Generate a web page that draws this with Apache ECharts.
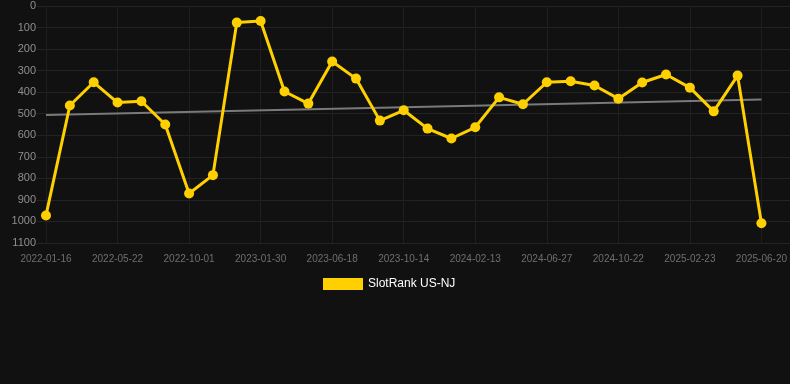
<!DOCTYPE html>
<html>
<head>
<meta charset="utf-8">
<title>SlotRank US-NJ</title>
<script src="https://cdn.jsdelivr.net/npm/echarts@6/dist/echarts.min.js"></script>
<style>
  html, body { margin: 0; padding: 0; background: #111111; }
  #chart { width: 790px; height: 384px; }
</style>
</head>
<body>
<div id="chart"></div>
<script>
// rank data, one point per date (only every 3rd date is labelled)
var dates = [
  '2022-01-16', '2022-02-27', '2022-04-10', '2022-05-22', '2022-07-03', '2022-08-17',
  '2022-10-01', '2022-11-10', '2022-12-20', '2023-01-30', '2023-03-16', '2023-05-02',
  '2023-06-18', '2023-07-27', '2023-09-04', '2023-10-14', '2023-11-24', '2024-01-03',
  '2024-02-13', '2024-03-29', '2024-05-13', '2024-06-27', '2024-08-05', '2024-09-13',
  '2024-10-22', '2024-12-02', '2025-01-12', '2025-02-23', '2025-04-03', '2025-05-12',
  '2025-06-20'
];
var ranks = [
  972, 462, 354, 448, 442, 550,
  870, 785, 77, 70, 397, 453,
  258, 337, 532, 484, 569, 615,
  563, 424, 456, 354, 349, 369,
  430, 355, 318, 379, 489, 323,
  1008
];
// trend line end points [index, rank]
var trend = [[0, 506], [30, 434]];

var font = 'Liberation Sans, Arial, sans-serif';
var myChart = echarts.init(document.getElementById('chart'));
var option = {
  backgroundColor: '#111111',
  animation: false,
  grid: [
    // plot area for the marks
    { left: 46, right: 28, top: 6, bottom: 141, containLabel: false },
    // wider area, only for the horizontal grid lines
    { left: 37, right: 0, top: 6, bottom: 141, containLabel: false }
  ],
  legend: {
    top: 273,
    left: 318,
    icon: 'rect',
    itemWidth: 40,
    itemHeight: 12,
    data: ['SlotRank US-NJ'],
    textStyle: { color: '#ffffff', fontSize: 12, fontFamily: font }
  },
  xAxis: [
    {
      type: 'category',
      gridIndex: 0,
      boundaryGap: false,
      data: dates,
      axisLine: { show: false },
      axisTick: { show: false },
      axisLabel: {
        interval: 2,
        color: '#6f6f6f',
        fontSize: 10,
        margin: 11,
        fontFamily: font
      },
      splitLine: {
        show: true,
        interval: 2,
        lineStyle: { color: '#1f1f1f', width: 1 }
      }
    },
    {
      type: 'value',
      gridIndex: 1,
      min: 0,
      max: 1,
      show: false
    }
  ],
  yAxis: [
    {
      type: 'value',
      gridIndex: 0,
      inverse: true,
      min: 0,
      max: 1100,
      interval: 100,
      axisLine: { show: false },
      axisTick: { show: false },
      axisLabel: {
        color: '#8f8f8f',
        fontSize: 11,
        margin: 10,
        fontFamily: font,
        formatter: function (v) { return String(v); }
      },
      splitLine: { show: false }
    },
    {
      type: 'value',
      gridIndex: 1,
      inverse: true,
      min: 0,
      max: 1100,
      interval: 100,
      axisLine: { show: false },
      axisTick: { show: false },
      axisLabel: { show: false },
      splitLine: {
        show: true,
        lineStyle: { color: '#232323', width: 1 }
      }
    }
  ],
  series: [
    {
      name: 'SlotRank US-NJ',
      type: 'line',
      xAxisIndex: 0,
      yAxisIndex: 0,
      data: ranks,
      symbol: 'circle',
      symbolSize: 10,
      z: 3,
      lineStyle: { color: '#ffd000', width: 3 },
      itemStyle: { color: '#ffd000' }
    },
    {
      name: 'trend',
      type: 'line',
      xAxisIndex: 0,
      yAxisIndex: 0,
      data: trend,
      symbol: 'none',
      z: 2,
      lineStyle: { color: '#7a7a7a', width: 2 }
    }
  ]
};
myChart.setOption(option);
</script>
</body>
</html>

+ + + + + + +

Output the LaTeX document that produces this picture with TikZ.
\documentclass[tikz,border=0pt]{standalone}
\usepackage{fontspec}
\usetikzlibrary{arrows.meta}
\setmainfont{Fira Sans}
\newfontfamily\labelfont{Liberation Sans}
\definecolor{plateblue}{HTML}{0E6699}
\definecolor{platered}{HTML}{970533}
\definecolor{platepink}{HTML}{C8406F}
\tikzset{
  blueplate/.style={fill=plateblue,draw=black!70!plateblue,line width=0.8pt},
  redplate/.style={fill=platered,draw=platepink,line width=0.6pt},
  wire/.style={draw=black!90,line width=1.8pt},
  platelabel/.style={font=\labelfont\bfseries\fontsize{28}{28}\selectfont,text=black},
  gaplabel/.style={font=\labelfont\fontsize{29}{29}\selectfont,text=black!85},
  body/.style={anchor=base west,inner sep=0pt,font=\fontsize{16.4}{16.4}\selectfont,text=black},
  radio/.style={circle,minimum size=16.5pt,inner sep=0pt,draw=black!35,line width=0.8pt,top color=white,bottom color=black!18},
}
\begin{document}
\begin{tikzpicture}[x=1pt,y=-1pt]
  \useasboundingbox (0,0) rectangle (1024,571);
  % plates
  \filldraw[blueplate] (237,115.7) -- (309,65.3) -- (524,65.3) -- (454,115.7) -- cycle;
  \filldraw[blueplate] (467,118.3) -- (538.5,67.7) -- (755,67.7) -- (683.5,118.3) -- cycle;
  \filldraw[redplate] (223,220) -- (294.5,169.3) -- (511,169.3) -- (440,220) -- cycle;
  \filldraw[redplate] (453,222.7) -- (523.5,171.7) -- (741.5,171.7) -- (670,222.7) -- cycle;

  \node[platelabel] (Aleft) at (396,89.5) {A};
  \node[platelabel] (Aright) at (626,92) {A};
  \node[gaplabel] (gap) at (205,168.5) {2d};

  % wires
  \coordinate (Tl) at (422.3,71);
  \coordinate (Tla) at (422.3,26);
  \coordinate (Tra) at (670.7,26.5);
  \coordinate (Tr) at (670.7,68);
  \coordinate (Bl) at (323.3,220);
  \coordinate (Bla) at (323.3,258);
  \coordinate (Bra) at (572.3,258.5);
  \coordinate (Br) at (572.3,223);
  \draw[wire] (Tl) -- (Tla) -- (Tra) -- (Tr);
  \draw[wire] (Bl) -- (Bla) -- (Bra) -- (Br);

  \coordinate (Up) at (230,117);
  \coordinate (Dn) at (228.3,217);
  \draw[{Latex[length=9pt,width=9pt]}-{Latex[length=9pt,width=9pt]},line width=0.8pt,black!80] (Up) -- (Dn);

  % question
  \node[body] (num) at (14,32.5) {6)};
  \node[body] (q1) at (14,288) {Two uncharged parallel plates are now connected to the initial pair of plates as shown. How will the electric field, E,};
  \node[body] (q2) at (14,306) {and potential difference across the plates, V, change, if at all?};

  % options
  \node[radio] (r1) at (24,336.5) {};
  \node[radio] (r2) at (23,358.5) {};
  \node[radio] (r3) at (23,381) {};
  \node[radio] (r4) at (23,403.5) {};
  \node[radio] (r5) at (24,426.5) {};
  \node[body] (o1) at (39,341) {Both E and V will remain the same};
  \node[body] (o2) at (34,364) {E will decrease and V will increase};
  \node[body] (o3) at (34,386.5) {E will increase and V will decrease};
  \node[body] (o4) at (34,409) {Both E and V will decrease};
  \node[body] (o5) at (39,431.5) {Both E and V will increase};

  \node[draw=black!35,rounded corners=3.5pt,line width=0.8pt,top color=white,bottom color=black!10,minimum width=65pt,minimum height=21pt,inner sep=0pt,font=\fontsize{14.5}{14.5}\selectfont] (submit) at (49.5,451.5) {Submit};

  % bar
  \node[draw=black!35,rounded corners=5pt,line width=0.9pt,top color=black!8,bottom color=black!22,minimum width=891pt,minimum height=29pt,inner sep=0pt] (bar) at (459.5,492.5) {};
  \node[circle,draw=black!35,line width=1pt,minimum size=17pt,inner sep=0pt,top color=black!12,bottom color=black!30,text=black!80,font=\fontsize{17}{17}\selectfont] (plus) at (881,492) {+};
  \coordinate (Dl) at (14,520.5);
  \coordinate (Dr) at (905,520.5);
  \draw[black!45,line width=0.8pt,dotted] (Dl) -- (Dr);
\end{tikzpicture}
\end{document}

+ + + + + + +

What you need to do: Begin at the line that has "Output the LaTeX", stop after the line that has "width=0.8pt,black!80] (Up) -- (Dn);", and repeat exactly those lines, nothing more.

Worked solution:
Output the LaTeX document that produces this picture with TikZ.
\documentclass[tikz,border=0pt]{standalone}
\usepackage{fontspec}
\usetikzlibrary{arrows.meta}
\setmainfont{Fira Sans}
\newfontfamily\labelfont{Liberation Sans}
\definecolor{plateblue}{HTML}{0E6699}
\definecolor{platered}{HTML}{970533}
\definecolor{platepink}{HTML}{C8406F}
\tikzset{
  blueplate/.style={fill=plateblue,draw=black!70!plateblue,line width=0.8pt},
  redplate/.style={fill=platered,draw=platepink,line width=0.6pt},
  wire/.style={draw=black!90,line width=1.8pt},
  platelabel/.style={font=\labelfont\bfseries\fontsize{28}{28}\selectfont,text=black},
  gaplabel/.style={font=\labelfont\fontsize{29}{29}\selectfont,text=black!85},
  body/.style={anchor=base west,inner sep=0pt,font=\fontsize{16.4}{16.4}\selectfont,text=black},
  radio/.style={circle,minimum size=16.5pt,inner sep=0pt,draw=black!35,line width=0.8pt,top color=white,bottom color=black!18},
}
\begin{document}
\begin{tikzpicture}[x=1pt,y=-1pt]
  \useasboundingbox (0,0) rectangle (1024,571);
  % plates
  \filldraw[blueplate] (237,115.7) -- (309,65.3) -- (524,65.3) -- (454,115.7) -- cycle;
  \filldraw[blueplate] (467,118.3) -- (538.5,67.7) -- (755,67.7) -- (683.5,118.3) -- cycle;
  \filldraw[redplate] (223,220) -- (294.5,169.3) -- (511,169.3) -- (440,220) -- cycle;
  \filldraw[redplate] (453,222.7) -- (523.5,171.7) -- (741.5,171.7) -- (670,222.7) -- cycle;

  \node[platelabel] (Aleft) at (396,89.5) {A};
  \node[platelabel] (Aright) at (626,92) {A};
  \node[gaplabel] (gap) at (205,168.5) {2d};

  % wires
  \coordinate (Tl) at (422.3,71);
  \coordinate (Tla) at (422.3,26);
  \coordinate (Tra) at (670.7,26.5);
  \coordinate (Tr) at (670.7,68);
  \coordinate (Bl) at (323.3,220);
  \coordinate (Bla) at (323.3,258);
  \coordinate (Bra) at (572.3,258.5);
  \coordinate (Br) at (572.3,223);
  \draw[wire] (Tl) -- (Tla) -- (Tra) -- (Tr);
  \draw[wire] (Bl) -- (Bla) -- (Bra) -- (Br);

  \coordinate (Up) at (230,117);
  \coordinate (Dn) at (228.3,217);
  \draw[{Latex[length=9pt,width=9pt]}-{Latex[length=9pt,width=9pt]},line width=0.8pt,black!80] (Up) -- (Dn);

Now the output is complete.